**DATA FOR PROCESSING:**

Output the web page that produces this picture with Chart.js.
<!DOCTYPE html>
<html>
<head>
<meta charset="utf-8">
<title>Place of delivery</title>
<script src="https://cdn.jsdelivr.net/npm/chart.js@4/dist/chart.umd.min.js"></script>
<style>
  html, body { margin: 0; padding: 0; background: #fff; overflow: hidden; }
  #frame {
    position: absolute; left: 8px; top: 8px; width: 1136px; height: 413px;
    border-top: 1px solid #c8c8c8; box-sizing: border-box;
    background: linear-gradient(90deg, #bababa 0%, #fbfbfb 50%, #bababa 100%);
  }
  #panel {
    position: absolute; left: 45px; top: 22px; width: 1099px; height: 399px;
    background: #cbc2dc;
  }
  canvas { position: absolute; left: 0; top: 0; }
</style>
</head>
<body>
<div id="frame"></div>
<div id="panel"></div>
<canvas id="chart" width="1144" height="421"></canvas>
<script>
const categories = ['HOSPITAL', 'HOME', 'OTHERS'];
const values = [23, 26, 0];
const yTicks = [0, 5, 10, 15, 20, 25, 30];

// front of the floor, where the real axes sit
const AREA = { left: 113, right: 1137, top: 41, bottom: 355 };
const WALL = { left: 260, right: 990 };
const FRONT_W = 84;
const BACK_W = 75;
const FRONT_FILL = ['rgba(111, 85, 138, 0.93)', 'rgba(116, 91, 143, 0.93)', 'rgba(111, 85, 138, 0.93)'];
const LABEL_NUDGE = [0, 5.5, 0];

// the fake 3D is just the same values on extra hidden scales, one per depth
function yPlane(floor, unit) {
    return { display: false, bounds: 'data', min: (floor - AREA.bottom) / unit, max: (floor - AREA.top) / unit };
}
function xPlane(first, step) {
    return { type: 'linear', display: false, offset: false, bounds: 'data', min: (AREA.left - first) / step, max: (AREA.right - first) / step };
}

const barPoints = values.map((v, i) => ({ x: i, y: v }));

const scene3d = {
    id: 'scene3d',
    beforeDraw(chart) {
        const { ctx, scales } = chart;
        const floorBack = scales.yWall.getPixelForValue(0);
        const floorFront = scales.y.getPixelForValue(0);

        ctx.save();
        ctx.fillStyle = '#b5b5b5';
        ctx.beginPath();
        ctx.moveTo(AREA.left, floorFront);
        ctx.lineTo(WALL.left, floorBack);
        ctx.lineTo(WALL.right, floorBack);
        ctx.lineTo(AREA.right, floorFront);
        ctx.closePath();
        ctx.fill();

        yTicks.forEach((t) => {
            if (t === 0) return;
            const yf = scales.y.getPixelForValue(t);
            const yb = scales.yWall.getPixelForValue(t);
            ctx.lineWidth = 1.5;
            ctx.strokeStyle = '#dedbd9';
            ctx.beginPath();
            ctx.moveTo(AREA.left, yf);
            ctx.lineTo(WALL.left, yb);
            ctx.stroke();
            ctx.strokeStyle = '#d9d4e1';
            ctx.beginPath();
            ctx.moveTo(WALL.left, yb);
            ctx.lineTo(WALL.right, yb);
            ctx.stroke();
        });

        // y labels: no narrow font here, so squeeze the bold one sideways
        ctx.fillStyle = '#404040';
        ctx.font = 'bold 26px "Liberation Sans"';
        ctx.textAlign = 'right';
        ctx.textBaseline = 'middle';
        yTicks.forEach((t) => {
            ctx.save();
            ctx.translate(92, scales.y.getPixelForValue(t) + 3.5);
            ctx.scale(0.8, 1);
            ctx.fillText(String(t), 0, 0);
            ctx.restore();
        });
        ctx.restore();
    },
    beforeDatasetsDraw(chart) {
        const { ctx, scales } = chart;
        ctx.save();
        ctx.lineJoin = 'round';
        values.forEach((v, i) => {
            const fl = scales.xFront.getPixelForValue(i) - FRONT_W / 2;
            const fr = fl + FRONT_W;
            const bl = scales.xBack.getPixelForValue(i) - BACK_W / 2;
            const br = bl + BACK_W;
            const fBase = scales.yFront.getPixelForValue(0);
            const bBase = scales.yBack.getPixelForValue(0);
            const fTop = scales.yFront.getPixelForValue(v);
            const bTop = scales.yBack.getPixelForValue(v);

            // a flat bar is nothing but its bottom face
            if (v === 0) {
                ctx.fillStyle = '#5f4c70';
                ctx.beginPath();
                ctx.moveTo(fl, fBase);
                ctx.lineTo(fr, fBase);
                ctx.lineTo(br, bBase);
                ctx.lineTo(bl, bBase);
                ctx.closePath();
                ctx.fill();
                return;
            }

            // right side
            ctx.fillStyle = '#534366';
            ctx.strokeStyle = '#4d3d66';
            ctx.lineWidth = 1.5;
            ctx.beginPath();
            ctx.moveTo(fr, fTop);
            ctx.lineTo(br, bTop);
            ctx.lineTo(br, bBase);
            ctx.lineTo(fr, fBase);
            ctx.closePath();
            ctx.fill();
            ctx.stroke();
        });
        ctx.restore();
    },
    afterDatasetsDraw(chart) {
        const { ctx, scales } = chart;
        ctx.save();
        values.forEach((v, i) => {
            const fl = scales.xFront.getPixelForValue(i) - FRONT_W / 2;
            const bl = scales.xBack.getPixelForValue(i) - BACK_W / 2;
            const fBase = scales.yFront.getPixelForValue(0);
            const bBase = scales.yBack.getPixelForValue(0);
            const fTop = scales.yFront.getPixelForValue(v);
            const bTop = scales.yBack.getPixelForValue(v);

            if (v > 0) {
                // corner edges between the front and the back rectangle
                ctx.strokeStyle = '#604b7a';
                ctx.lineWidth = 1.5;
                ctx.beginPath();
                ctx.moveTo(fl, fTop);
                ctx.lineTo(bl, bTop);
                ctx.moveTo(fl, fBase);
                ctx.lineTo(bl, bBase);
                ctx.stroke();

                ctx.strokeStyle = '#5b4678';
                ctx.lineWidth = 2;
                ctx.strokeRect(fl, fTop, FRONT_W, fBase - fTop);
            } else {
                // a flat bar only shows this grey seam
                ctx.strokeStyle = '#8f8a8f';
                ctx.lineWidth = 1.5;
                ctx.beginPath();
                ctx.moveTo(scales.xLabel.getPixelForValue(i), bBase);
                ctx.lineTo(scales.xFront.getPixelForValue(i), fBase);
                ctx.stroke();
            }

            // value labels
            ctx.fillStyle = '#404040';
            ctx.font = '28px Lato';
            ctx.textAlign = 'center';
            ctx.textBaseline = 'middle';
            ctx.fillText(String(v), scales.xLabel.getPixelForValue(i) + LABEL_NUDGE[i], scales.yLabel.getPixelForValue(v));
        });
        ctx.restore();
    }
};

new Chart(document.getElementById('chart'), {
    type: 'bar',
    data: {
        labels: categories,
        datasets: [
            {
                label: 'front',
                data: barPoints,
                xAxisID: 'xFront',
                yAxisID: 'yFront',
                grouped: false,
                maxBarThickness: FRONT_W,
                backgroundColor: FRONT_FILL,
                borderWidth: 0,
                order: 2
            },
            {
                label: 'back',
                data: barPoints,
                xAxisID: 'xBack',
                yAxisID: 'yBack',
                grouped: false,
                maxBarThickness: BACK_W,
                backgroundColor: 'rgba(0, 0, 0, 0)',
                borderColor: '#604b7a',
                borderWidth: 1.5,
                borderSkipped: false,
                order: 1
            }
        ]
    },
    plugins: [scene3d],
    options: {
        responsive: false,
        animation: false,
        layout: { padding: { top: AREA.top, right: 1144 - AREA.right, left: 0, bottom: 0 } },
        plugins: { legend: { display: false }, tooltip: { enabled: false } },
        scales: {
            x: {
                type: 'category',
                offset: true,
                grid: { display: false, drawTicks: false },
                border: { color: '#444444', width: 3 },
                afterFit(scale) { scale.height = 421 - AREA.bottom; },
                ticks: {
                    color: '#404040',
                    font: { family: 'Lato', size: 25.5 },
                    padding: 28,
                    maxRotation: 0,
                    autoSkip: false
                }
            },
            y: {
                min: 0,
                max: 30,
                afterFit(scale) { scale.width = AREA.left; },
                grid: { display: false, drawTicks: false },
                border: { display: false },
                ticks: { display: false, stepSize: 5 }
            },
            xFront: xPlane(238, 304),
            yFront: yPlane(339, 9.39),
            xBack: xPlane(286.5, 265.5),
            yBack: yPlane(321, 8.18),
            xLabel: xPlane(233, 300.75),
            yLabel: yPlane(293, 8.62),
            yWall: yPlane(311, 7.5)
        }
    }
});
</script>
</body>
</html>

...

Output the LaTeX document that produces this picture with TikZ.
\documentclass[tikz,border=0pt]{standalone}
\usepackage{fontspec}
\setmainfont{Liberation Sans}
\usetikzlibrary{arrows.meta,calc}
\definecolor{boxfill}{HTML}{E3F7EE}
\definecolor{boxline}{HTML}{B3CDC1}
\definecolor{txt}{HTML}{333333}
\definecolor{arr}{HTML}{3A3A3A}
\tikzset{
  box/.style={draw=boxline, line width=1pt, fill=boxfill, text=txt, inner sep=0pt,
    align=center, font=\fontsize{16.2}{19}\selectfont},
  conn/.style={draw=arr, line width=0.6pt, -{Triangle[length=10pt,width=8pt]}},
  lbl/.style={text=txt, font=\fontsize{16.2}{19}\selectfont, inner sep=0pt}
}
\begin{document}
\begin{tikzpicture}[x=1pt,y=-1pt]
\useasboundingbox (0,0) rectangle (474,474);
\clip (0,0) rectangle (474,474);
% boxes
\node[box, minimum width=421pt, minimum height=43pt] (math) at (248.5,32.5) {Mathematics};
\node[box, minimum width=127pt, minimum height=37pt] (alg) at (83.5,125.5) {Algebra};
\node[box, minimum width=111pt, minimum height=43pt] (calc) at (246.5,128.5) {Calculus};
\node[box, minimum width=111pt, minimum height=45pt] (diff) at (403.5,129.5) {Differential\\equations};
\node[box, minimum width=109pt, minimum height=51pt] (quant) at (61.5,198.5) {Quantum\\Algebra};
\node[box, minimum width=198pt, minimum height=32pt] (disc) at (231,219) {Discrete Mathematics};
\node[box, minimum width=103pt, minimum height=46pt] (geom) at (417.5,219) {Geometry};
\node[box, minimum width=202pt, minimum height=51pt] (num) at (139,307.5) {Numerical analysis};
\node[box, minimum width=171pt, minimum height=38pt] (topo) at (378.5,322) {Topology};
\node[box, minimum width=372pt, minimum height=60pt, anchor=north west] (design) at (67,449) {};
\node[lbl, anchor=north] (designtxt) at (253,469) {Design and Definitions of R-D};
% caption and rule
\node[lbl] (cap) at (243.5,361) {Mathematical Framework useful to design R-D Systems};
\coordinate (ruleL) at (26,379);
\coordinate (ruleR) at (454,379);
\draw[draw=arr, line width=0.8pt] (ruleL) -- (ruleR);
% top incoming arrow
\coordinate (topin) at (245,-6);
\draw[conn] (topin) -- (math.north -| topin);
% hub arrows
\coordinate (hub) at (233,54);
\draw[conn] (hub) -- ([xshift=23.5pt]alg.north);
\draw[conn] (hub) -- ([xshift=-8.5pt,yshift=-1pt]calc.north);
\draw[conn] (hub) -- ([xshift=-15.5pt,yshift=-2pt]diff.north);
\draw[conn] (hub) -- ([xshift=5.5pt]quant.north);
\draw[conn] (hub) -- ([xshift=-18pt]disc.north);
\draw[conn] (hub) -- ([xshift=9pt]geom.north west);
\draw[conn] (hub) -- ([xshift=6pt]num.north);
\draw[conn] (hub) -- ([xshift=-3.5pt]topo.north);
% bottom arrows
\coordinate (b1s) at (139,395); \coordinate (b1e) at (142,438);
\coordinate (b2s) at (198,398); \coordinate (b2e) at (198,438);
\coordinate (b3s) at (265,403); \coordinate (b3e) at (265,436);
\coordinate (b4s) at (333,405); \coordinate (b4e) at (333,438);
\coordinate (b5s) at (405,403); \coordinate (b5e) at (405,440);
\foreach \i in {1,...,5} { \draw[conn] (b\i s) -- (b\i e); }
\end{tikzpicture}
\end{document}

**SHORT EXERCISE:** Extract and reproduce exactly the lines opening with the line containing "Output the web" and closing with the line containing "const yTicks = [0, 5, 10, 15, 20, 25, 30];", inclusive.

**EXERCISE ANSWER:**
Output the web page that produces this picture with Chart.js.
<!DOCTYPE html>
<html>
<head>
<meta charset="utf-8">
<title>Place of delivery</title>
<script src="https://cdn.jsdelivr.net/npm/chart.js@4/dist/chart.umd.min.js"></script>
<style>
  html, body { margin: 0; padding: 0; background: #fff; overflow: hidden; }
  #frame {
    position: absolute; left: 8px; top: 8px; width: 1136px; height: 413px;
    border-top: 1px solid #c8c8c8; box-sizing: border-box;
    background: linear-gradient(90deg, #bababa 0%, #fbfbfb 50%, #bababa 100%);
  }
  #panel {
    position: absolute; left: 45px; top: 22px; width: 1099px; height: 399px;
    background: #cbc2dc;
  }
  canvas { position: absolute; left: 0; top: 0; }
</style>
</head>
<body>
<div id="frame"></div>
<div id="panel"></div>
<canvas id="chart" width="1144" height="421"></canvas>
<script>
const categories = ['HOSPITAL', 'HOME', 'OTHERS'];
const values = [23, 26, 0];
const yTicks = [0, 5, 10, 15, 20, 25, 30];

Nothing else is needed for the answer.